Open a delivery box at 9 PM, and you’ll see it immediately. Grease marks. Fold lines. A few seconds of attention before the first slice disappears. Packaging lives in that moment—on kitchen counters, in rideshare back seats, under dim apartment lighting where someone is debating whether to eat one more piece. If branding survives there, it survives anywhere.
Pizzatta began as a straightforward identity task: design a visual system for a pizza restaurant that would hold its personality across packaging and small branded materials. In practice, that meant solving a familiar problem designers know well. A pizza box is a square grid with brutal constraints—cardboard texture, cheap printing, limited color fidelity, and surfaces that wrinkle the second they get warm. Every decision has to carry weight.
The core identity started with the wordmark. Bold geometry. Stable proportions. The letters sit on a clean typographic rhythm that holds up even when printed fast and slightly misaligned—something every packaging designer quietly anticipates. One detail breaks the strict structure: the crossbar of an “A” subtly echoes the triangular geometry of a pizza slice. A small gesture, but it locks the logo into the product itself.

Color came next. Pizza brands have an unfair advantage here—food already owns the palette. Tomatoes, basil, olive oil, melted cheese. Instead of neutralizing that energy, the system leans into it: green, red, orange, yellow. High contrast. Saturated. The kind of colors that still read clearly when you snap a quick photo for Instagram.
Illustration became the emotional layer.
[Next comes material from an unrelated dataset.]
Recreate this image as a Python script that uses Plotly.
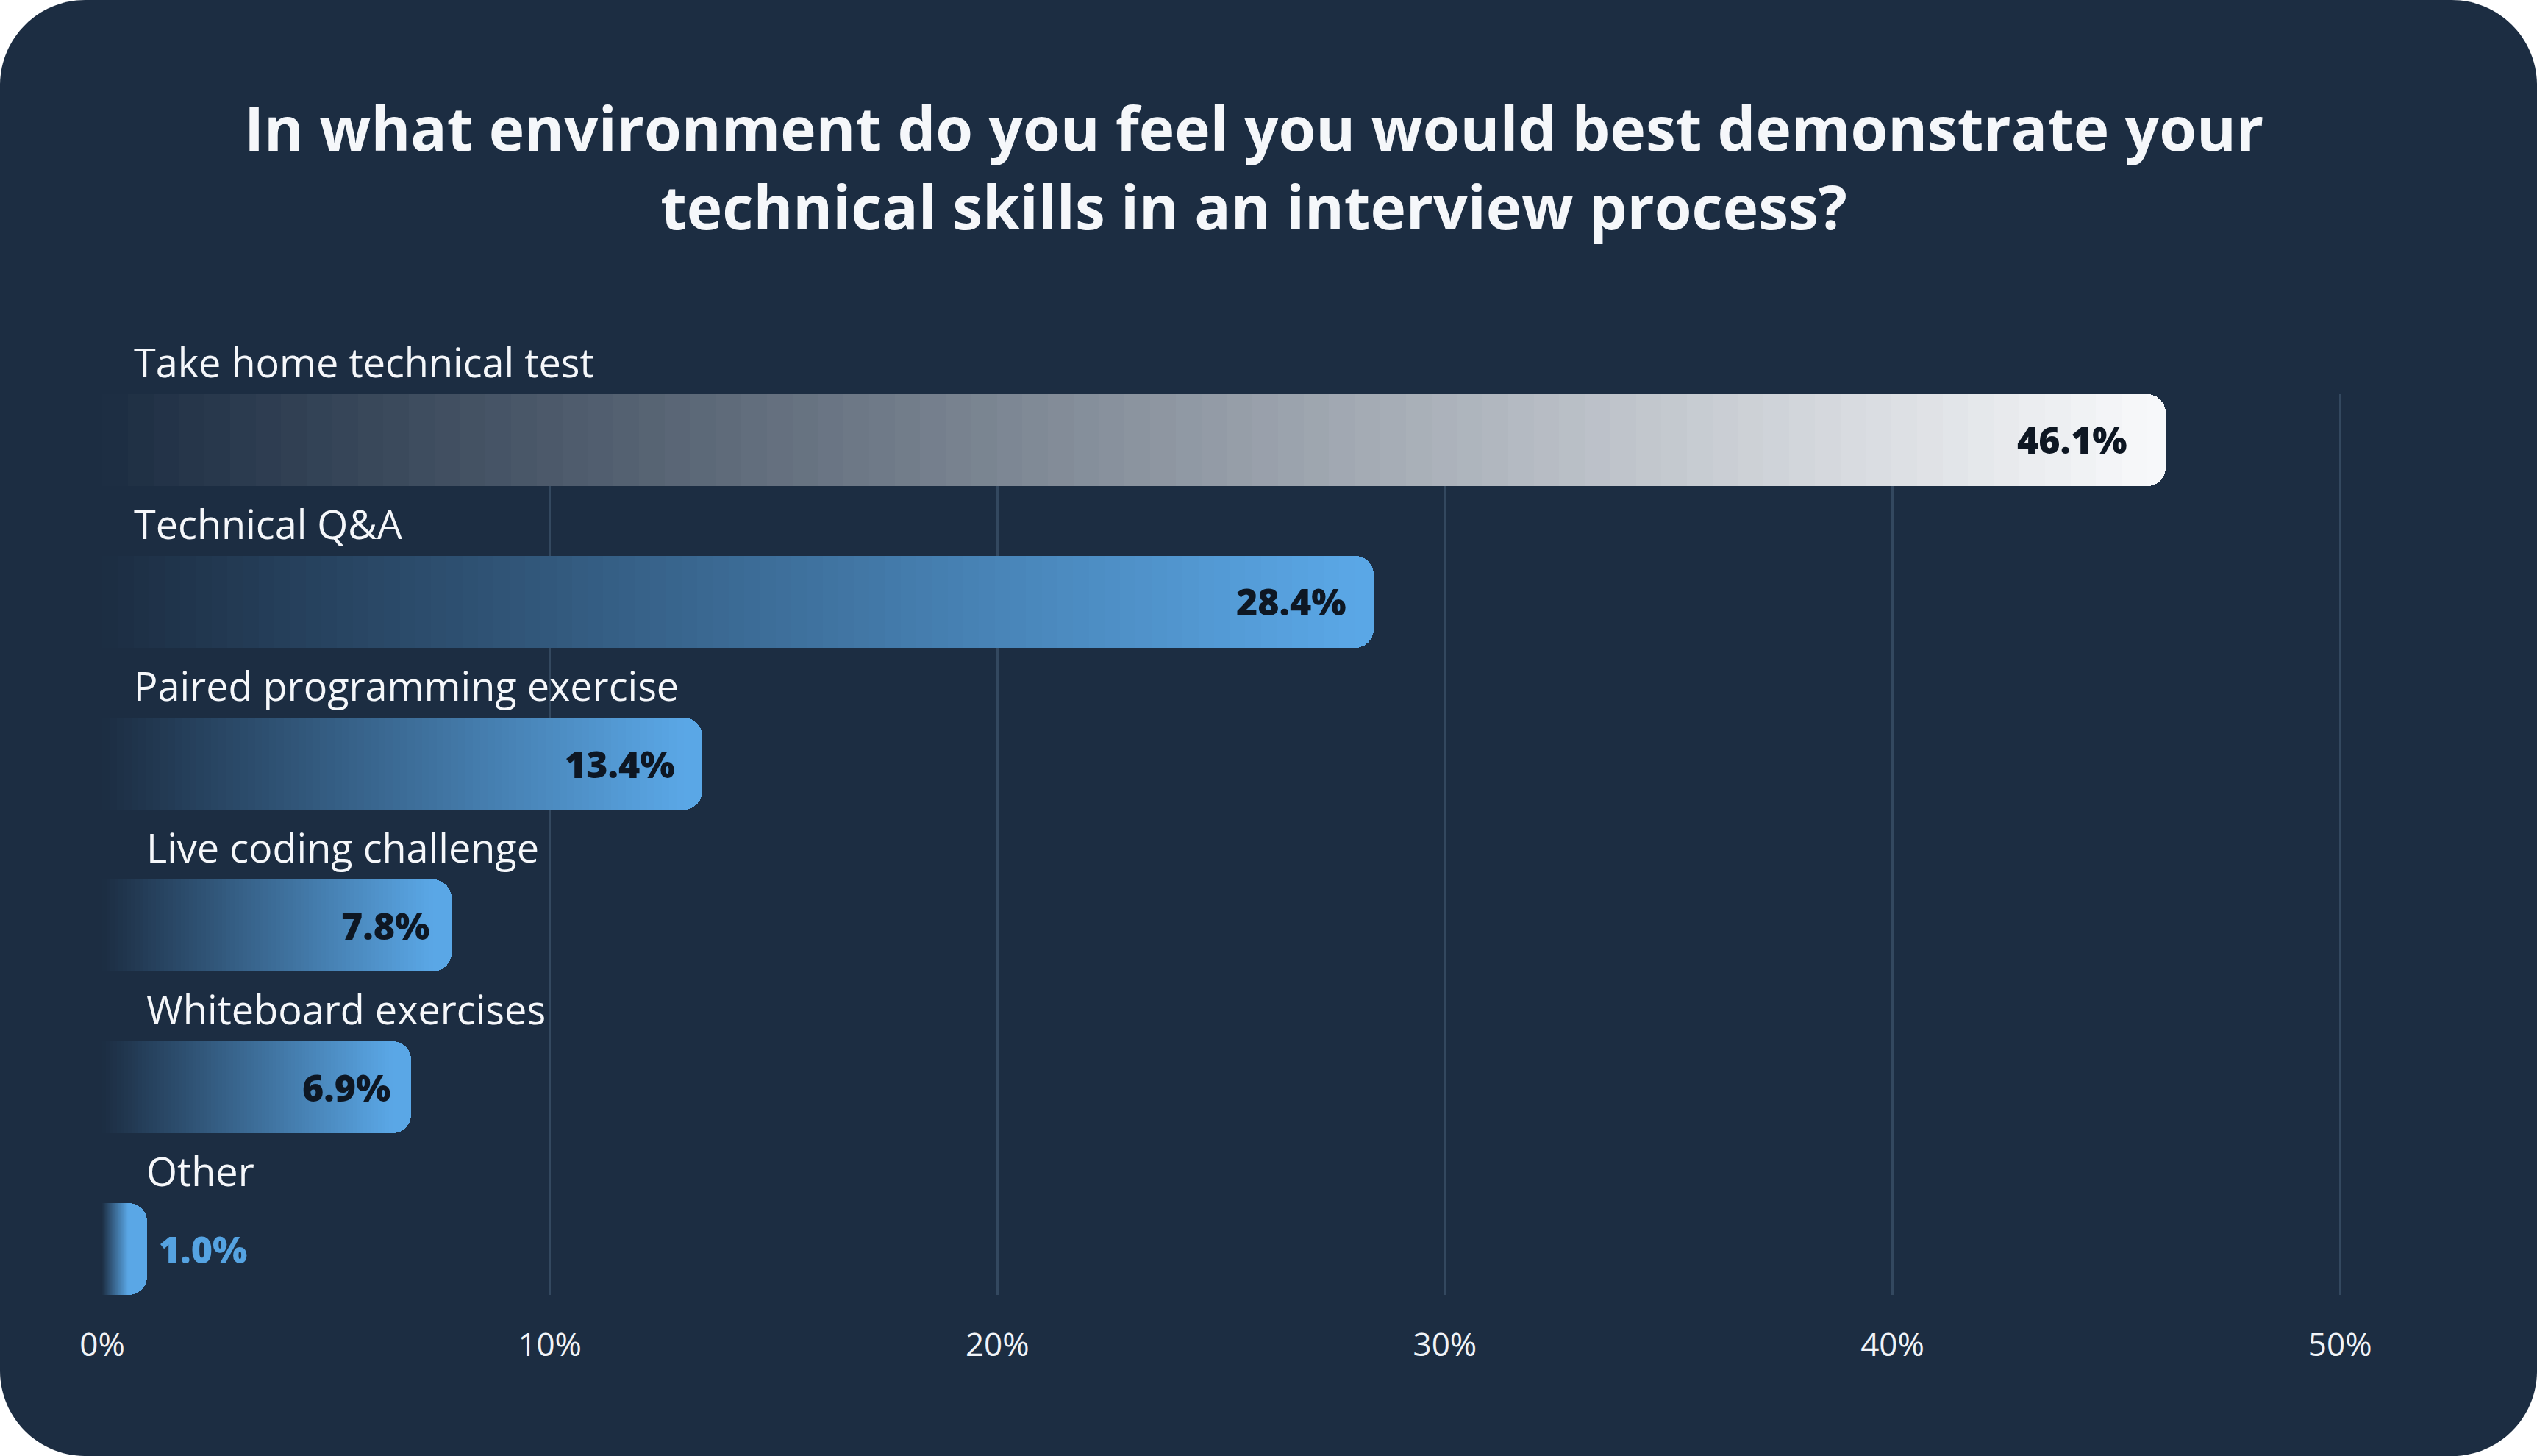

A series of custom characters—one for each pizza variety—turned the packaging into something people might actually notice before tearing it open. Margherita, Pepperoni, Napoletana. Each box carries its own personality. The drawings sit comfortably inside the grid of the box surface, balanced against the logo and the negative space that keeps everything readable.

Margherita pizza illustration and packaging design

Napoletana pizza illustration and packaging design

Pepperoni pizza illustration and packaging design

Typography does structural work underneath. Two versions of the logo—filled and outlined—create rhythm across the system. A handwritten “Bon Appetit” phrase adds a small human accent, the kind of detail that softens an otherwise graphic-heavy composition.
From there, the system expands outward. Ingredient illustrations appear as secondary graphics—tomatoes, herbs, slices of cheese. They work individually or as repeat patterns, which makes the identity flexible for collateral: promo cards, cookbook covers, and small branded items.


Seen together, the pieces behave like a real design system rather than a collection of visuals. The logo anchors recognition. Color carries energy. Illustrations inject personality. Typography maintains structure.
Pizza packaging rarely gets the luxury of long attention. A few seconds on a table, maybe a quick photo, and then it’s all grease and crumbs. That’s the real design environment.
Which leads to a simple rule: if a brand survives the chaos of a pizza box, the design is probably doing its job.